**AIM**
Omit the pictures and output exactly the lines from the start of the entries through the line containing "import * as".

**Code that draws figures**
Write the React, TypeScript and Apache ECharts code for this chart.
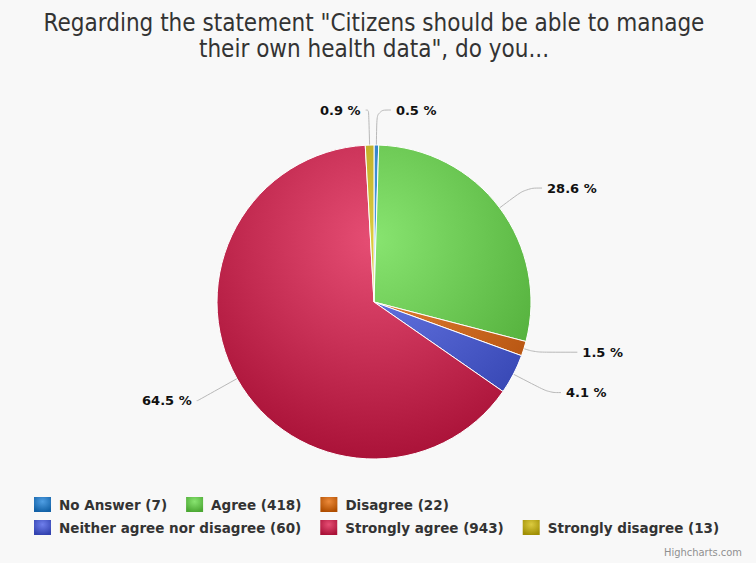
import React, { useEffect, useRef } from "react";
import * as echarts from "echarts";

const categories = [
  "No Answer",
  "Agree",
  "Disagree",
  "Neither agree nor disagree",
  "Strongly agree",
  "Strongly disagree",
];
const counts = [7, 418, 22, 60, 943, 13];
const legendRow1 = ["No Answer", "Agree", "Disagree"];
const legendRow2 = ["Neither agree nor disagree", "Strongly agree", "Strongly disagree"];
const titleText =
  'Regarding the statement "Citizens should be able to manage\ntheir own health data", do you...';
const creditText = "Highcharts.com";

// styling
const baseColors = ["#4f9ee3", "#88e470", "#ec8a3a", "#6f7fec", "#e64e74", "#dccb40"];
const lineLens = [
  [35, 14],
  [33, 16],
  [12, 42],
  [40, 12],
  [45, 1],
  [35, 3],
];

function darken(hex: string, amt: number) {
  const n = parseInt(hex.slice(1), 16);
  const r = Math.max(0, ((n >> 16) & 255) - amt);
  const g = Math.max(0, ((n >> 8) & 255) - amt);
  const b = Math.max(0, (n & 255) - amt);
  return `rgb(${r},${g},${b})`;
}

export default function App() {
  const ref = useRef<HTMLDivElement>(null);
  useEffect(() => {
    if (!ref.current) return;
    const chart = echarts.init(ref.current, undefined, { renderer: "svg" });
    const total = counts.reduce((a, b) => a + b, 0);
    const cx = 374,
      cy = 302,
      R = 157;
    const sliceGrad = (c: string) => ({
      type: "radial",
      x: cx,
      y: cy - R + 0.3 * 2 * R,
      r: 280,
      global: true,
      colorStops: [
        { offset: 0, color: c },
        { offset: 1, color: darken(c, 76) },
      ],
    });
    const localGrad = (c: string) => ({
      type: "radial",
      x: 0.5,
      y: 0.3,
      r: 0.7,
      colorStops: [
        { offset: 0, color: c },
        { offset: 1, color: darken(c, 60) },
      ],
    });
    const legendCommon = {
      orient: "horizontal",
      left: 29,
      itemWidth: 17,
      itemHeight: 15,
      itemGap: 19,
      icon: "rect",
      textStyle: {
        fontFamily: "DejaVu Sans",
        fontWeight: "bold",
        fontSize: 13.5,
        color: "#333",
        padding: [0, 0, 0, 3],
      },
      formatter: (name: string) => `${name} (${counts[categories.indexOf(name)]})`,
    };
    const legendData = (names: string[]) =>
      names.map((n) => ({
        name: n,
        itemStyle: { color: localGrad(baseColors[categories.indexOf(n)]), borderWidth: 0 },
      }));
    chart.setOption({
      animation: false,
      backgroundColor: "#f8f8f8",
      title: {
        text: titleText,
        left: 369,
        top: 5,
        textAlign: "center",
        textStyle: {
          fontFamily: "DejaVu Sans Condensed",
          fontWeight: "normal",
          fontSize: 24,
          lineHeight: 26,
          color: "#333",
          align: "center",
        },
      },
      legend: [
        { ...legendCommon, top: 492, data: legendData(legendRow1) },
        { ...legendCommon, top: 515, data: legendData(legendRow2) },
      ],
      graphic: [
        {
          type: "text",
          right: 14,
          top: 547,
          style: {
            text: creditText,
            fill: "#909090",
            fontSize: 11,
            fontFamily: "DejaVu Sans Condensed",
          },
        },
      ],
      series: [
        {
          type: "pie",
          center: [cx, cy],
          radius: R,
          startAngle: 90,
          clockwise: true,
          avoidLabelOverlap: false,
          itemStyle: { borderColor: "#ffffff", borderWidth: 1 },
          label: {
            show: true,
            position: "outside",
            fontFamily: "DejaVu Sans",
            fontWeight: "bold",
            fontSize: 13,
            color: "#111",
            formatter: (p: any) => `${((counts[p.dataIndex] / total) * 100).toFixed(1)} %`,
          },
          labelLine: {
            show: true,
            smooth: 0.4,
            lineStyle: { color: "#b8b8b8", width: 1 },
          },
          emphasis: { disabled: true },
          data: categories.map((name, i) => ({
            name,
            value: counts[i],
            itemStyle: { color: sliceGrad(baseColors[i]) },
            labelLine: { length: lineLens[i][0], length2: lineLens[i][1] },
          })),
        },
      ],
    });
    return () => chart.dispose();
  }, []);
  return (
    <div
      ref={ref}
      style={{ position: "fixed", left: 0, top: 0, width: 756, height: 563 }}
    />
  );
}
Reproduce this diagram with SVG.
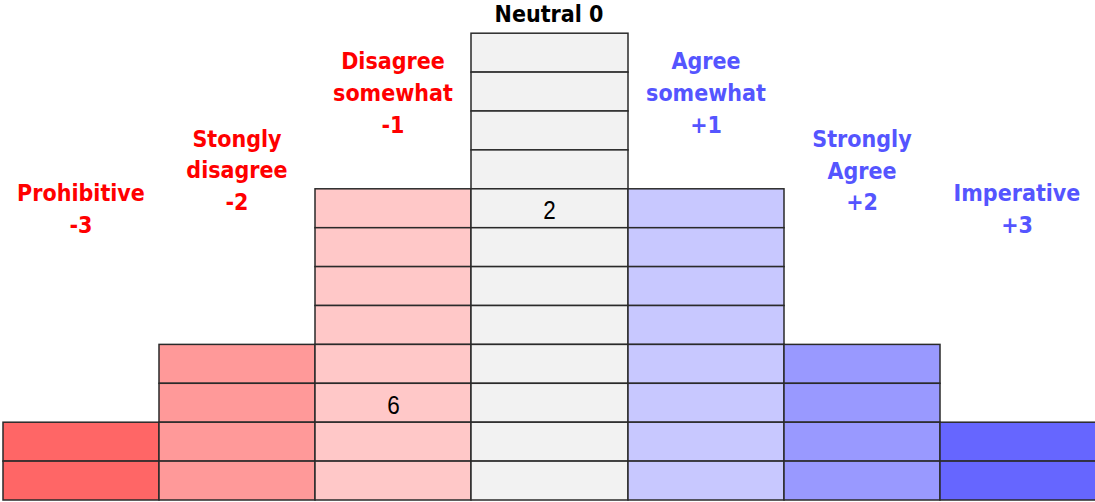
<svg xmlns="http://www.w3.org/2000/svg" width="1095" height="502" viewBox="0 0 1095 502">
<style>
rect{stroke:#2a2a2a;stroke-width:1.5}
.m3{fill:#FF6666}.m2{fill:#FF9999}.m1{fill:#FFC8C8}.z{fill:#F2F2F2}.p1{fill:#C8C8FF}.p2{fill:#9999FF}.p3{fill:#6666FF}
text{font-family:"DejaVu Sans Condensed","DejaVu Sans","Liberation Sans",sans-serif;font-stretch:condensed;font-weight:bold;font-size:23px;text-anchor:middle}
.r{fill:#FF0000}.b{fill:#5555FF}.k{fill:#000}
.n{font-family:"Liberation Sans",Arial,sans-serif;font-stretch:normal;font-weight:normal;font-size:25px;fill:#000}
</style>
<g id="col-m3">
<rect class="m3" x="3" y="422.2" width="156" height="38.9"/>
<rect class="m3" x="3" y="461.1" width="156" height="38.9"/>
<text class="r" x="81" y="201">Prohibitive</text>
<text class="r" x="81" y="233">-3</text>
</g>
<g id="col-m2">
<rect class="m2" x="159" y="344.4" width="156" height="38.9"/>
<rect class="m2" x="159" y="383.3" width="156" height="38.9"/>
<rect class="m2" x="159" y="422.2" width="156" height="38.9"/>
<rect class="m2" x="159" y="461.1" width="156" height="38.9"/>
<text class="r" x="237" y="147">Stongly</text>
<text class="r" x="237" y="178">disagree</text>
<text class="r" x="237" y="210">-2</text>
</g>
<g id="col-m1">
<rect class="m1" x="315" y="188.8" width="156" height="38.9"/>
<rect class="m1" x="315" y="227.7" width="156" height="38.9"/>
<rect class="m1" x="315" y="266.6" width="156" height="38.9"/>
<rect class="m1" x="315" y="305.5" width="156" height="38.9"/>
<rect class="m1" x="315" y="344.4" width="156" height="38.9"/>
<rect class="m1" x="315" y="383.3" width="156" height="38.9"/>
<rect class="m1" x="315" y="422.2" width="156" height="38.9"/>
<rect class="m1" x="315" y="461.1" width="156" height="38.9"/>
<text class="r" x="393" y="69">Disagree</text>
<text class="r" x="393" y="101">somewhat</text>
<text class="r" x="393" y="133">-1</text>
<text class="n" x="393.5" y="414" textLength="12.5" lengthAdjust="spacingAndGlyphs">6</text>
</g>
<g id="col-0">
<rect class="z" x="471" y="33.2" width="157" height="38.9"/>
<rect class="z" x="471" y="72.1" width="157" height="38.9"/>
<rect class="z" x="471" y="111" width="157" height="38.9"/>
<rect class="z" x="471" y="149.9" width="157" height="38.9"/>
<rect class="z" x="471" y="188.8" width="157" height="38.9"/>
<rect class="z" x="471" y="227.7" width="157" height="38.9"/>
<rect class="z" x="471" y="266.6" width="157" height="38.9"/>
<rect class="z" x="471" y="305.5" width="157" height="38.9"/>
<rect class="z" x="471" y="344.4" width="157" height="38.9"/>
<rect class="z" x="471" y="383.3" width="157" height="38.9"/>
<rect class="z" x="471" y="422.2" width="157" height="38.9"/>
<rect class="z" x="471" y="461.1" width="157" height="38.9"/>
<text class="k" x="549" y="22">Neutral 0</text>
<text class="n" x="549.5" y="219" textLength="12.5" lengthAdjust="spacingAndGlyphs">2</text>
</g>
<g id="col-p1">
<rect class="p1" x="628" y="188.8" width="156" height="38.9"/>
<rect class="p1" x="628" y="227.7" width="156" height="38.9"/>
<rect class="p1" x="628" y="266.6" width="156" height="38.9"/>
<rect class="p1" x="628" y="305.5" width="156" height="38.9"/>
<rect class="p1" x="628" y="344.4" width="156" height="38.9"/>
<rect class="p1" x="628" y="383.3" width="156" height="38.9"/>
<rect class="p1" x="628" y="422.2" width="156" height="38.9"/>
<rect class="p1" x="628" y="461.1" width="156" height="38.9"/>
<text class="b" x="706" y="69">Agree</text>
<text class="b" x="706" y="101">somewhat</text>
<text class="b" x="706" y="133">+1</text>
</g>
<g id="col-p2">
<rect class="p2" x="784" y="344.4" width="156" height="38.9"/>
<rect class="p2" x="784" y="383.3" width="156" height="38.9"/>
<rect class="p2" x="784" y="422.2" width="156" height="38.9"/>
<rect class="p2" x="784" y="461.1" width="156" height="38.9"/>
<text class="b" x="862" y="147">Strongly</text>
<text class="b" x="862" y="179">Agree</text>
<text class="b" x="862" y="210">+2</text>
</g>
<g id="col-p3">
<rect class="p3" x="940" y="422.2" width="157" height="38.9"/>
<rect class="p3" x="940" y="461.1" width="157" height="38.9"/>
<text class="b" x="1017" y="201">Imperative</text>
<text class="b" x="1017" y="233">+3</text>
</g>
<g id="connectors"></g>
</svg>
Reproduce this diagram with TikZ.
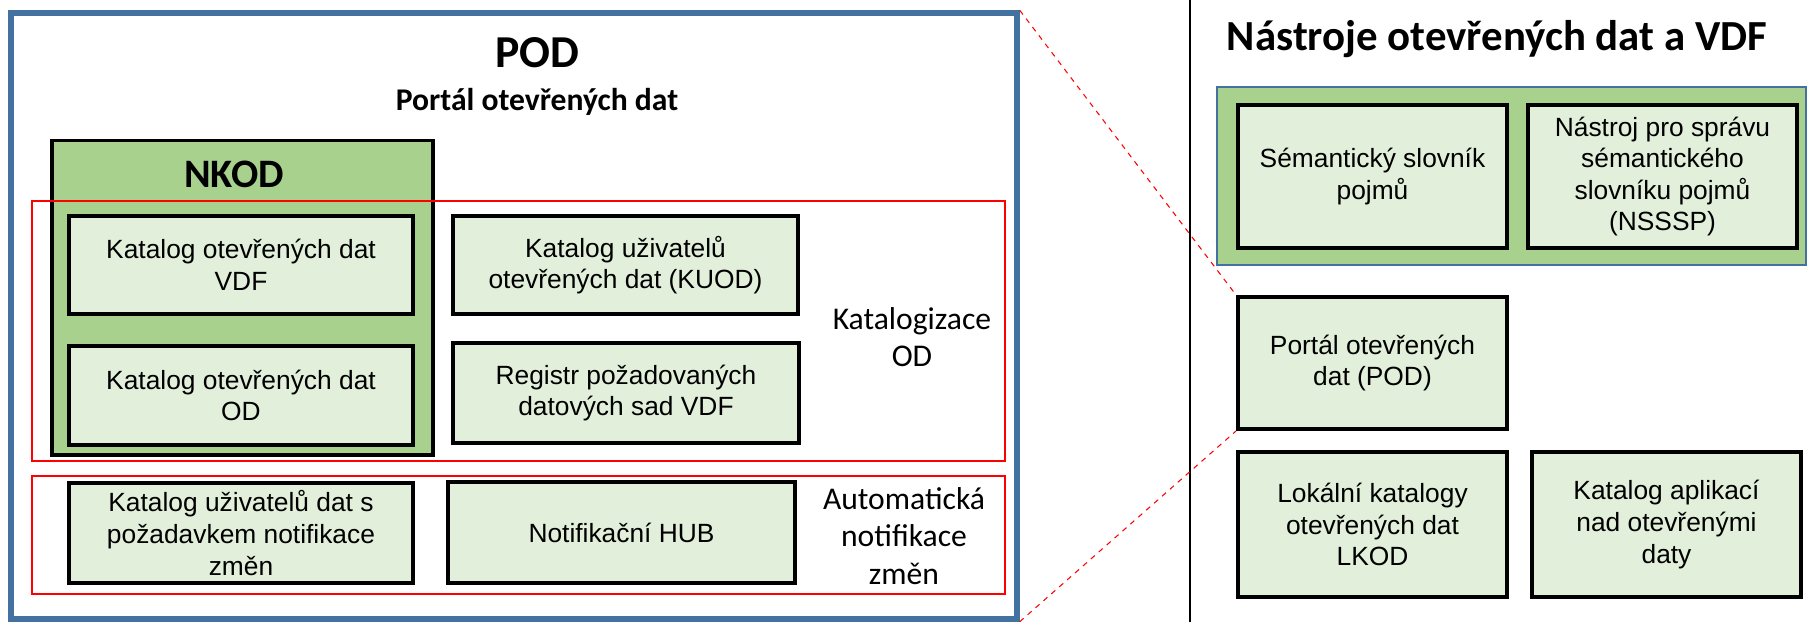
\documentclass[tikz,border=0pt]{standalone}
\usepackage{fontspec}
\setmainfont{Carlito}
\newfontfamily\arialfont{Liberation Sans}
\usetikzlibrary{positioning}
\definecolor{podblue}{RGB}{68, 114, 160}
\definecolor{nkodgreen}{RGB}{169, 209, 142}
\definecolor{itemgreen}{RGB}{226, 239, 218}
\definecolor{framered}{RGB}{255, 0, 0}

\begin{document}
\begin{tikzpicture}[
  x=0.02cm, y=-0.02cm,
  itembox/.style={draw=black, fill=itemgreen, line width=2.2pt, align=center, inner sep=2pt, font=\arialfont\fontsize{15}{18}\selectfont},
  nkodbox/.style={draw=black, fill=nkodgreen, line width=1.9pt},
  toolpanel/.style={draw=podblue, fill=nkodgreen, line width=1pt},
  podframe/.style={draw=podblue, line width=3.2pt},
  redframe/.style={draw=framered, line width=1.4pt},
  grouplabel/.style={align=center, font=\fontsize{18}{21}\selectfont},
  zoomline/.style={draw=framered, dashed, line width=0.6pt}
]
  \useasboundingbox (0,0) rectangle (1820,622);

  % POD frame and titles
  \node[podframe, minimum width=20.12cm, minimum height=12.12cm] (pod) at (514,316) {};
  \node[anchor=base, font=\bfseries\fontsize{26}{30}\selectfont] (podtitle) at (537,67) {POD};
  \node[anchor=base, font=\bfseries\fontsize{18}{21}\selectfont] (podsub) at (537,110) {Portál otevřených dat};

  % NKOD
  \node[nkodbox, minimum width=7.62cm, minimum height=6.29cm] (nkod) at (242.5,297.75) {};
  \node[anchor=base, font=\bfseries\fontsize{23}{27}\selectfont] (nkodtitle) at (234,187) {NKOD};

  % Groups
  \node[redframe, minimum width=19.46cm, minimum height=5.2cm] (katalogizace) at (518.5,331) {};
  \node[redframe, minimum width=19.46cm, minimum height=2.36cm] (automatika) at (518.5,535) {};
  \node[grouplabel] (katlabel) at (912,337) {Katalogizace\\OD};
  \node[grouplabel, font=\fontsize{18}{21.5}\selectfont] (autolabel) at (904,536) {Automatická\\notifikace\\změn};

  % Catalogues
  \node[itembox, minimum width=6.88cm, minimum height=1.96cm] (kodvdf) at (241,265) {Katalog otevřených dat\\VDF};
  \node[itembox, minimum width=6.88cm, minimum height=1.98cm] (kodod) at (241,395.5) {Katalog otevřených dat\\OD};
  \node[itembox, minimum width=6.9cm, minimum height=1.96cm] (kuod) at (625.5,265) {Katalog uživatelů\\otevřených dat (KUOD)};
  \node[itembox, minimum width=6.92cm, minimum height=2cm] (registr) at (626,393) {Registr požadovaných\\datových sad VDF};

  % Notifications
  \node[itembox, minimum width=6.88cm, minimum height=2cm] (notifkat) at (241,533) {Katalog uživatelů dat s\\požadavkem notifikace\\změn};
  \node[itembox, minimum width=6.94cm, minimum height=2.02cm] (hub) at (621.5,532.5) {Notifikační HUB};

  % Divider
  \coordinate (divtop) at (1190,0);
  \coordinate (divbottom) at (1190,622);
  \draw[line width=1.1pt] (divtop) -- (divbottom);

  % Tools
  \node[anchor=base, font=\bfseries\fontsize{24.4}{29}\selectfont] (toolstitle) at (1497,51) {Nástroje otevřených dat a VDF};
  \node[toolpanel, minimum width=11.78cm, minimum height=3.56cm] (semantika) at (1511.5,176) {};
  \node[itembox, minimum width=5.38cm, minimum height=2.86cm] (slovnik) at (1372.5,176.5) {Sémantický slovník\\pojmů};
  \node[itembox, minimum width=5.38cm, minimum height=2.86cm] (nsssp) at (1662.5,176.5) {Nástroj pro správu\\sémantického\\slovníku pojmů\\(NSSSP)};
  \node[itembox, minimum width=5.38cm, minimum height=2.64cm] (portal) at (1372.5,363) {Portál otevřených\\dat (POD)};
  \node[itembox, minimum width=5.38cm, minimum height=2.9cm] (lkod) at (1372.5,524.5) {Lokální katalogy\\otevřených dat\\LKOD};
  \node[itembox, minimum width=5.38cm, minimum height=2.9cm] (aplikace) at (1666.5,524.5) {Katalog aplikací\\nad otevřenými\\daty};

  % Zoom lines
  \draw[zoomline] (pod.north east) -- (portal.north west);
  \draw[zoomline] (pod.south east) -- (portal.south west);
\end{tikzpicture}
\end{document}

**RESPONSE TO THE EXERCISE**
Write the React, TypeScript and Apache ECharts code for this chart.
import React, { useEffect, useRef } from "react";
import * as echarts from "echarts";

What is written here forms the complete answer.